Task requirements:
Each line below must be set down exactly; omit any image you find.

start Data block

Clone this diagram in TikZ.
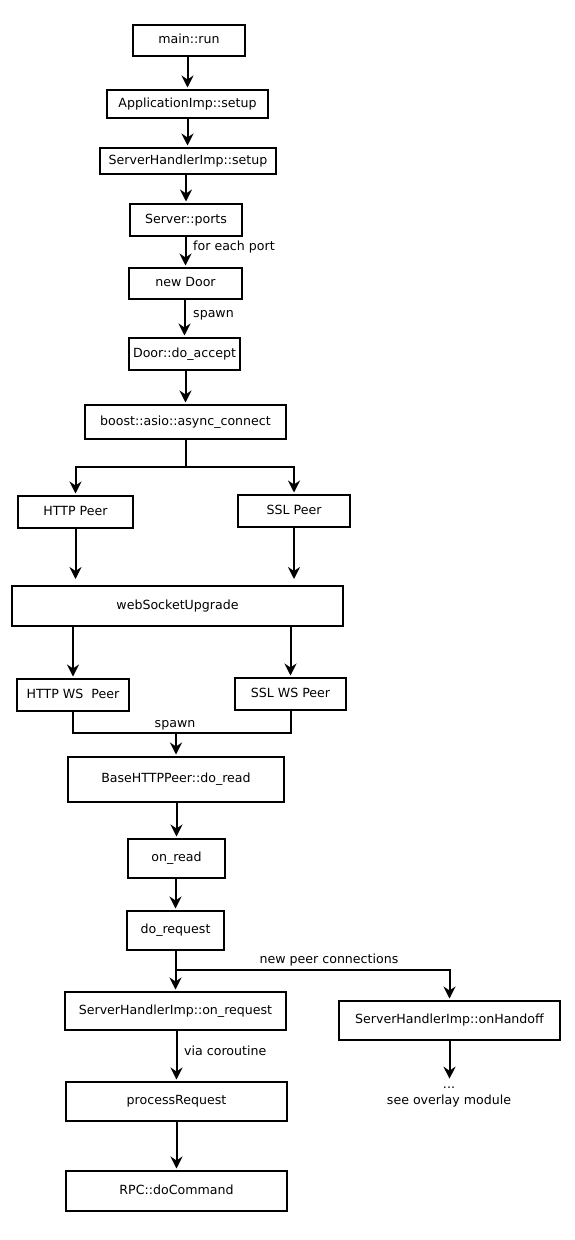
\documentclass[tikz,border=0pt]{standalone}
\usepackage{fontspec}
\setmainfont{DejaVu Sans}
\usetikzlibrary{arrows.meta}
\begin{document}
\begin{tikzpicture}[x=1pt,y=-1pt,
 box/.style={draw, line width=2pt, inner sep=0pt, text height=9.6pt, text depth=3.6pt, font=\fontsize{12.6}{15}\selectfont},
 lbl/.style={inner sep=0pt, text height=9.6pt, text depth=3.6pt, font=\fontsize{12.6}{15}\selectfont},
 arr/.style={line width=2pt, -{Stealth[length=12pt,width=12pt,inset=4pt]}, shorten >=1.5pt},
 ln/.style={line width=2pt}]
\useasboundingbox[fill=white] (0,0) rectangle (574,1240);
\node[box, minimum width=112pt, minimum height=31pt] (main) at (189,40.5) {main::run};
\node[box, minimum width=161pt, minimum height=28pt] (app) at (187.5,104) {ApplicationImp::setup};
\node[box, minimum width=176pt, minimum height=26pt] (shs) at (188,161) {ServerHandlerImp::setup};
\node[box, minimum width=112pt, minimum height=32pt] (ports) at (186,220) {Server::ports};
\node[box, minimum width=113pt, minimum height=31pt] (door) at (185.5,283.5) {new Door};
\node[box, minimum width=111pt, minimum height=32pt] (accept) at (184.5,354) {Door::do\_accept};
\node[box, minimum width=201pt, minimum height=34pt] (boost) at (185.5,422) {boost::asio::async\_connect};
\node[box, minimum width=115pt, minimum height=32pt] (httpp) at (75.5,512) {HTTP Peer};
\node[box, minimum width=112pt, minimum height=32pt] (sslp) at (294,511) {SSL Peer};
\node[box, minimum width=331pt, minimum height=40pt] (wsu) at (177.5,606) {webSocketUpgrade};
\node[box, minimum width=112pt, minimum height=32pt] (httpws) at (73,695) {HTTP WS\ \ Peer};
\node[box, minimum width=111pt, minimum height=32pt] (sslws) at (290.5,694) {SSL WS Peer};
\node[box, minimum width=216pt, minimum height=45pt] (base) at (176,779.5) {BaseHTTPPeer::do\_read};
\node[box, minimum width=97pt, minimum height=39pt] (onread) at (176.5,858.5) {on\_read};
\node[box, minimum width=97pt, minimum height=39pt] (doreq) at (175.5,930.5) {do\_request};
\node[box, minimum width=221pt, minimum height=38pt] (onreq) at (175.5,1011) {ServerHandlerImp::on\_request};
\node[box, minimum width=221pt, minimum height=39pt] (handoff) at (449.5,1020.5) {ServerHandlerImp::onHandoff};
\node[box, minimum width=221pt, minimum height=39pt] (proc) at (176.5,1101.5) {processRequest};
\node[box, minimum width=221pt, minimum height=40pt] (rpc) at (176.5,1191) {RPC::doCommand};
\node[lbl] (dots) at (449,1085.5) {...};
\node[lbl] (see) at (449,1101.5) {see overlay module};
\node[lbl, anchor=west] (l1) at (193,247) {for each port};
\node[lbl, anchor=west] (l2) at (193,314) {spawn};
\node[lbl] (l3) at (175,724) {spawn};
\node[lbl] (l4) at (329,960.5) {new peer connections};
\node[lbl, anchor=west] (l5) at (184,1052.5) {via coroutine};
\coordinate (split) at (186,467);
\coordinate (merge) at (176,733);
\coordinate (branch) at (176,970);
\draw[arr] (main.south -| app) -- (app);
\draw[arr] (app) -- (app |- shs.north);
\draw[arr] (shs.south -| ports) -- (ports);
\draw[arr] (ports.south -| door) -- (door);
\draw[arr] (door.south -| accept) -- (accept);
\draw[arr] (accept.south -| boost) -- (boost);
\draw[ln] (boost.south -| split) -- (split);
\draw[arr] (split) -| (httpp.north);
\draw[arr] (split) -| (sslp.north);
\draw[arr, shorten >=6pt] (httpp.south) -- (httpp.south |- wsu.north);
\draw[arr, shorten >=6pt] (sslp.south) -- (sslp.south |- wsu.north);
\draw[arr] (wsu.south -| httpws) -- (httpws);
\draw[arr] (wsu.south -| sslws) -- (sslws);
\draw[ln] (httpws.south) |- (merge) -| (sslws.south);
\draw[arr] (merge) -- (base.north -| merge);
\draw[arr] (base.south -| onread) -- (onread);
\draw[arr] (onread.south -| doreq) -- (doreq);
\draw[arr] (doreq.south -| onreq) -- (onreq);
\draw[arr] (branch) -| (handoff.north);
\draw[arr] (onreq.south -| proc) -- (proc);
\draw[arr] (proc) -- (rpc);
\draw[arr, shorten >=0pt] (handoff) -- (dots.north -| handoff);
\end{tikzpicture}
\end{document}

end Data block

Answer to the problem:
Clone this diagram in TikZ.
\documentclass[tikz,border=0pt]{standalone}
\usepackage{fontspec}
\setmainfont{DejaVu Sans}
\usetikzlibrary{arrows.meta}
\begin{document}
\begin{tikzpicture}[x=1pt,y=-1pt,
 box/.style={draw, line width=2pt, inner sep=0pt, text height=9.6pt, text depth=3.6pt, font=\fontsize{12.6}{15}\selectfont},
 lbl/.style={inner sep=0pt, text height=9.6pt, text depth=3.6pt, font=\fontsize{12.6}{15}\selectfont},
 arr/.style={line width=2pt, -{Stealth[length=12pt,width=12pt,inset=4pt]}, shorten >=1.5pt},
 ln/.style={line width=2pt}]
\useasboundingbox[fill=white] (0,0) rectangle (574,1240);
\node[box, minimum width=112pt, minimum height=31pt] (main) at (189,40.5) {main::run};
\node[box, minimum width=161pt, minimum height=28pt] (app) at (187.5,104) {ApplicationImp::setup};
\node[box, minimum width=176pt, minimum height=26pt] (shs) at (188,161) {ServerHandlerImp::setup};
\node[box, minimum width=112pt, minimum height=32pt] (ports) at (186,220) {Server::ports};
\node[box, minimum width=113pt, minimum height=31pt] (door) at (185.5,283.5) {new Door};
\node[box, minimum width=111pt, minimum height=32pt] (accept) at (184.5,354) {Door::do\_accept};
\node[box, minimum width=201pt, minimum height=34pt] (boost) at (185.5,422) {boost::asio::async\_connect};
\node[box, minimum width=115pt, minimum height=32pt] (httpp) at (75.5,512) {HTTP Peer};
\node[box, minimum width=112pt, minimum height=32pt] (sslp) at (294,511) {SSL Peer};
\node[box, minimum width=331pt, minimum height=40pt] (wsu) at (177.5,606) {webSocketUpgrade};
\node[box, minimum width=112pt, minimum height=32pt] (httpws) at (73,695) {HTTP WS\ \ Peer};
\node[box, minimum width=111pt, minimum height=32pt] (sslws) at (290.5,694) {SSL WS Peer};
\node[box, minimum width=216pt, minimum height=45pt] (base) at (176,779.5) {BaseHTTPPeer::do\_read};
\node[box, minimum width=97pt, minimum height=39pt] (onread) at (176.5,858.5) {on\_read};
\node[box, minimum width=97pt, minimum height=39pt] (doreq) at (175.5,930.5) {do\_request};
\node[box, minimum width=221pt, minimum height=38pt] (onreq) at (175.5,1011) {ServerHandlerImp::on\_request};
\node[box, minimum width=221pt, minimum height=39pt] (handoff) at (449.5,1020.5) {ServerHandlerImp::onHandoff};
\node[box, minimum width=221pt, minimum height=39pt] (proc) at (176.5,1101.5) {processRequest};
\node[box, minimum width=221pt, minimum height=40pt] (rpc) at (176.5,1191) {RPC::doCommand};
\node[lbl] (dots) at (449,1085.5) {...};
\node[lbl] (see) at (449,1101.5) {see overlay module};
\node[lbl, anchor=west] (l1) at (193,247) {for each port};
\node[lbl, anchor=west] (l2) at (193,314) {spawn};
\node[lbl] (l3) at (175,724) {spawn};
\node[lbl] (l4) at (329,960.5) {new peer connections};
\node[lbl, anchor=west] (l5) at (184,1052.5) {via coroutine};
\coordinate (split) at (186,467);
\coordinate (merge) at (176,733);
\coordinate (branch) at (176,970);
\draw[arr] (main.south -| app) -- (app);
\draw[arr] (app) -- (app |- shs.north);
\draw[arr] (shs.south -| ports) -- (ports);
\draw[arr] (ports.south -| door) -- (door);
\draw[arr] (door.south -| accept) -- (accept);
\draw[arr] (accept.south -| boost) -- (boost);
\draw[ln] (boost.south -| split) -- (split);
\draw[arr] (split) -| (httpp.north);
\draw[arr] (split) -| (sslp.north);
\draw[arr, shorten >=6pt] (httpp.south) -- (httpp.south |- wsu.north);
\draw[arr, shorten >=6pt] (sslp.south) -- (sslp.south |- wsu.north);
\draw[arr] (wsu.south -| httpws) -- (httpws);
\draw[arr] (wsu.south -| sslws) -- (sslws);
\draw[ln] (httpws.south) |- (merge) -| (sslws.south);
\draw[arr] (merge) -- (base.north -| merge);
\draw[arr] (base.south -| onread) -- (onread);
\draw[arr] (onread.south -| doreq) -- (doreq);
\draw[arr] (doreq.south -| onreq) -- (onreq);
\draw[arr] (branch) -| (handoff.north);
\draw[arr] (onreq.south -| proc) -- (proc);
\draw[arr] (proc) -- (rpc);
\draw[arr, shorten >=0pt] (handoff) -- (dots.north -| handoff);
\end{tikzpicture}
\end{document}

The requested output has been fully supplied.